What is asked:
Could you copy every line from the material below in which "that" appears?

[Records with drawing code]
=====

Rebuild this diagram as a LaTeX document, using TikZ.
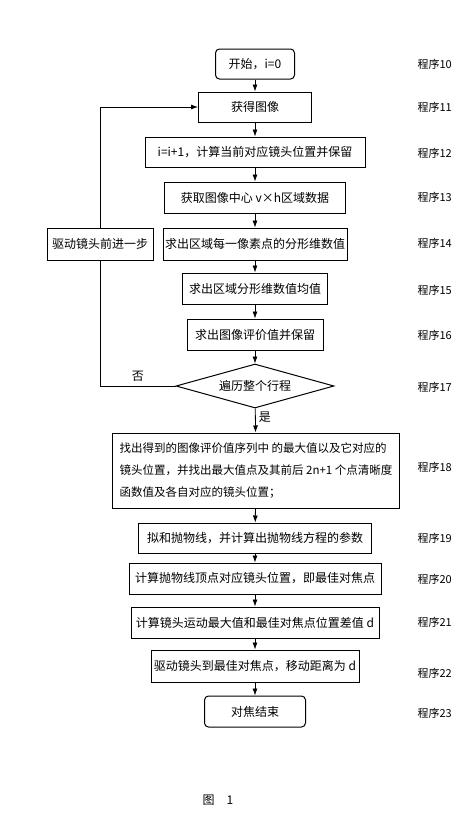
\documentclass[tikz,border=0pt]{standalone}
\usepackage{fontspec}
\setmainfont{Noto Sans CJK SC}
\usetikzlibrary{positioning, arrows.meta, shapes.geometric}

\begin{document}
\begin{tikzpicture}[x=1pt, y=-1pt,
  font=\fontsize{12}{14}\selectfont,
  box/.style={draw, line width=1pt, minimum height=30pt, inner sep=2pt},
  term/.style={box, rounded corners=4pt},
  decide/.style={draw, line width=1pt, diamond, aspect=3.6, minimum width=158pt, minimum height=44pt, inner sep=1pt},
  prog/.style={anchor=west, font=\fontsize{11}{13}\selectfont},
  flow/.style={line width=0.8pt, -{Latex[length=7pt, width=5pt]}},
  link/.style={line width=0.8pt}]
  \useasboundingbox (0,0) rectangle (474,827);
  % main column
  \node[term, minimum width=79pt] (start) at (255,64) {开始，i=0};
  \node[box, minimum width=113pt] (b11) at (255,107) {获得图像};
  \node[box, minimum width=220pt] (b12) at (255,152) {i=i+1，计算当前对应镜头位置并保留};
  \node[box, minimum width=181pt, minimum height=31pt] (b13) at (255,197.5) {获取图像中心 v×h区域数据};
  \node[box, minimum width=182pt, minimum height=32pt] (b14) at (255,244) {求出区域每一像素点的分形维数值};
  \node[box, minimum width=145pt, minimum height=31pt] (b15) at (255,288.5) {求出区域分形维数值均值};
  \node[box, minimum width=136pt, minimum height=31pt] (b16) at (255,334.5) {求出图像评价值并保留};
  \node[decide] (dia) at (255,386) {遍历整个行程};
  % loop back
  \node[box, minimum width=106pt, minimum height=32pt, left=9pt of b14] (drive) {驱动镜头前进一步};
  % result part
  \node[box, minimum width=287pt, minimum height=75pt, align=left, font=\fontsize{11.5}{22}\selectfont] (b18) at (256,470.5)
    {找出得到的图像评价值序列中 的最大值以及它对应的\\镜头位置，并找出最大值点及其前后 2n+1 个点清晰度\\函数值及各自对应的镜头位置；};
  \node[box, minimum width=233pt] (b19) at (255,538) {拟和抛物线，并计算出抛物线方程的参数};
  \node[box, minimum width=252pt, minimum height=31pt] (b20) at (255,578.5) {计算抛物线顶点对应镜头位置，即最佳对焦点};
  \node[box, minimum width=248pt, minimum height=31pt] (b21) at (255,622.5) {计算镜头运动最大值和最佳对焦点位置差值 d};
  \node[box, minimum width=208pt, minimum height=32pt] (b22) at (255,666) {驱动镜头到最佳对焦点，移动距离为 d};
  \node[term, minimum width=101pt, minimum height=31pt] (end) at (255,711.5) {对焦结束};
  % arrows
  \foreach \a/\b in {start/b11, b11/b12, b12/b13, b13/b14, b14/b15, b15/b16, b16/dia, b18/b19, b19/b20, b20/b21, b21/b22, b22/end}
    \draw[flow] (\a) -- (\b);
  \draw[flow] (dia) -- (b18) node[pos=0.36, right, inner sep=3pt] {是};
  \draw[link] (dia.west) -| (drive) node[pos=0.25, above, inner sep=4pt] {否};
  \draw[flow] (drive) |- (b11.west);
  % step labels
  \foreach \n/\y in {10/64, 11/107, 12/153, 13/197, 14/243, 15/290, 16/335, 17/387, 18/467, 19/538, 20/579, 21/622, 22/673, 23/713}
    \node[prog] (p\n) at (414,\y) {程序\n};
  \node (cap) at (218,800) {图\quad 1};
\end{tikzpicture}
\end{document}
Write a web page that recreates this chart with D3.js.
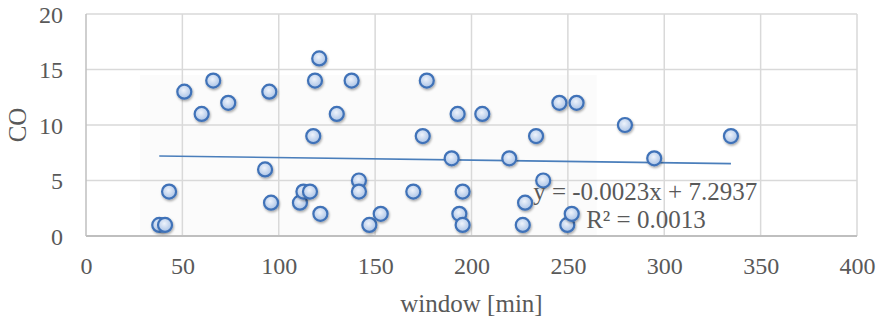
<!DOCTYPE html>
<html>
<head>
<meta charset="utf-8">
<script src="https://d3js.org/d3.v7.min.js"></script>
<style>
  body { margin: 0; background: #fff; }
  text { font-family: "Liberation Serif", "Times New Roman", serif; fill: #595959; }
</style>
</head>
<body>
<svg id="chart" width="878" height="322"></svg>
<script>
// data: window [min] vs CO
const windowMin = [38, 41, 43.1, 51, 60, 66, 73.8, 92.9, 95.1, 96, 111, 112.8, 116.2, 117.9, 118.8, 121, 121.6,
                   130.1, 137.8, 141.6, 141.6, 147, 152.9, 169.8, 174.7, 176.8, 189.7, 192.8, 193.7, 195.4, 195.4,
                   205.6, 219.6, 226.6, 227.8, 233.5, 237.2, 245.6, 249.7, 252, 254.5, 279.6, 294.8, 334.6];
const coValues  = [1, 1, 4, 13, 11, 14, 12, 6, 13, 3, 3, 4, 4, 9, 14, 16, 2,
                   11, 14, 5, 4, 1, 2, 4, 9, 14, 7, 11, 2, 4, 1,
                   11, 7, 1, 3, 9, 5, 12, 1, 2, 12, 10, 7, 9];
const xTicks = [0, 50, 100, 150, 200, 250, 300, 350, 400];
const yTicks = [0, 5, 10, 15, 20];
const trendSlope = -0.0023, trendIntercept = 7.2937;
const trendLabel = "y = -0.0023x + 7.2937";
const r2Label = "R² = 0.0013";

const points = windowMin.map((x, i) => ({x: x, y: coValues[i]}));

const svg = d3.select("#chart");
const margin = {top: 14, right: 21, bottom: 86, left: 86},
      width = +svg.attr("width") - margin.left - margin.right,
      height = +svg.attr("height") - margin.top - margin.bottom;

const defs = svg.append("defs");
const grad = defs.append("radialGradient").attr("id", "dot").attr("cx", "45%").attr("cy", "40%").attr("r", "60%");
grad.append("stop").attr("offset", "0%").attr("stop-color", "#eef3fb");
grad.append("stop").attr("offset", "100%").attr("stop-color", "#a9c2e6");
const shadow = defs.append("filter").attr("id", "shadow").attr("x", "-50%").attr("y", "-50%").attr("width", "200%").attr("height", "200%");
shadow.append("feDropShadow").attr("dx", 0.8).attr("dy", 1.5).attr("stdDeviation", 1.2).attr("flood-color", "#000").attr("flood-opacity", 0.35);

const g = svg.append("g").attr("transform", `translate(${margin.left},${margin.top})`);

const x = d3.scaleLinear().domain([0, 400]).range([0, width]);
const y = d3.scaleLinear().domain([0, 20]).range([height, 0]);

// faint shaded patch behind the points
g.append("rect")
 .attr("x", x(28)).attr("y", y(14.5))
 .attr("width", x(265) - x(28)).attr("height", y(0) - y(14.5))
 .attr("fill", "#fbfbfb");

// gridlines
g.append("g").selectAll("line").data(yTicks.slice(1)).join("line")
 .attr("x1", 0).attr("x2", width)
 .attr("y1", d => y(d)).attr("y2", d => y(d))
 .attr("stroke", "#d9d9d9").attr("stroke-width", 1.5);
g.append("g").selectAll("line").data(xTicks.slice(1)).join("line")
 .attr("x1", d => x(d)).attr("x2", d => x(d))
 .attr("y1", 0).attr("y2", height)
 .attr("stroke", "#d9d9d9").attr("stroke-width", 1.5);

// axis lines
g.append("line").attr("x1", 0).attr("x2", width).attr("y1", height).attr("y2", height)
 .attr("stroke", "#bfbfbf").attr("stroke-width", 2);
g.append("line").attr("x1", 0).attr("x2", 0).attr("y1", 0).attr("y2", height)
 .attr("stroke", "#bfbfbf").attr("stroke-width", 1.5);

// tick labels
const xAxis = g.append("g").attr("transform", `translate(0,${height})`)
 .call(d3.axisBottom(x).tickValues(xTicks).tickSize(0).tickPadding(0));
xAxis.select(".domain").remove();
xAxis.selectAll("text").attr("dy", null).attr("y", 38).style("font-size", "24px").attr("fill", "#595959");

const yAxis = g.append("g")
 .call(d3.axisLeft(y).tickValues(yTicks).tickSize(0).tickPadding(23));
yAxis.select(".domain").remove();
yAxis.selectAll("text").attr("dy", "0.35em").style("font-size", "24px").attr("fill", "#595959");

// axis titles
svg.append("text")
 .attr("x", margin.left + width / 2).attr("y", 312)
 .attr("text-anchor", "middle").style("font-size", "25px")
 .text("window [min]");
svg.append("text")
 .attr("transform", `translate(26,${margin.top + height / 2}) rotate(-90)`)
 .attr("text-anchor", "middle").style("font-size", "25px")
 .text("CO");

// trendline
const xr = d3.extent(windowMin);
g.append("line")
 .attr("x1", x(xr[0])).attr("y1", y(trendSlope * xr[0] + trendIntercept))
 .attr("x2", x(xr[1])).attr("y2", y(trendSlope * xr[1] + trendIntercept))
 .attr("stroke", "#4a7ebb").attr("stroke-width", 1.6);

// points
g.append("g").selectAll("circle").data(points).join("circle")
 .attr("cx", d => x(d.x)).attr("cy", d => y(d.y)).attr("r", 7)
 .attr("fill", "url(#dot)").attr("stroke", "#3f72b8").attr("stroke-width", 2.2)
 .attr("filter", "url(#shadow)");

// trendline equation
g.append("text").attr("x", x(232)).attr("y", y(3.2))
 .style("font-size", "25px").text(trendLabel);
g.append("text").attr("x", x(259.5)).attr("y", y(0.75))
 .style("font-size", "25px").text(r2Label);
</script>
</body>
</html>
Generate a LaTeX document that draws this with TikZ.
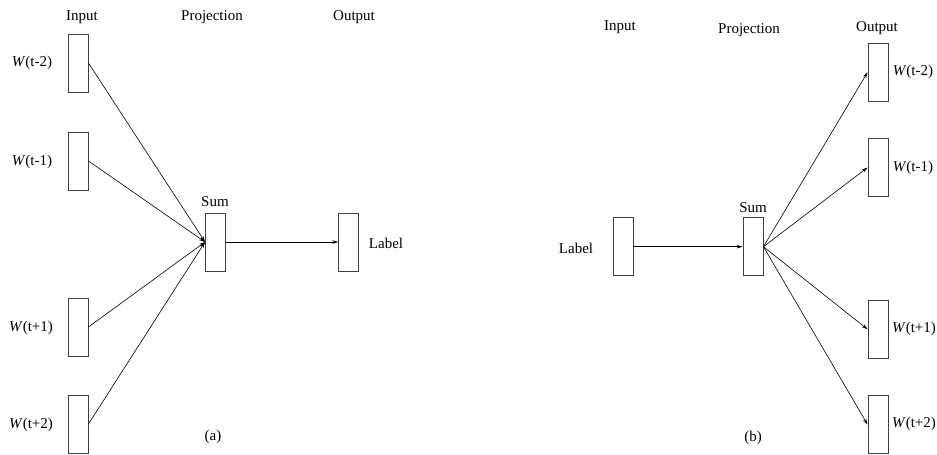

=====

Full output:
Write a web page that recreates this chart with D3.js.
Generate a LaTeX document that draws this with TikZ.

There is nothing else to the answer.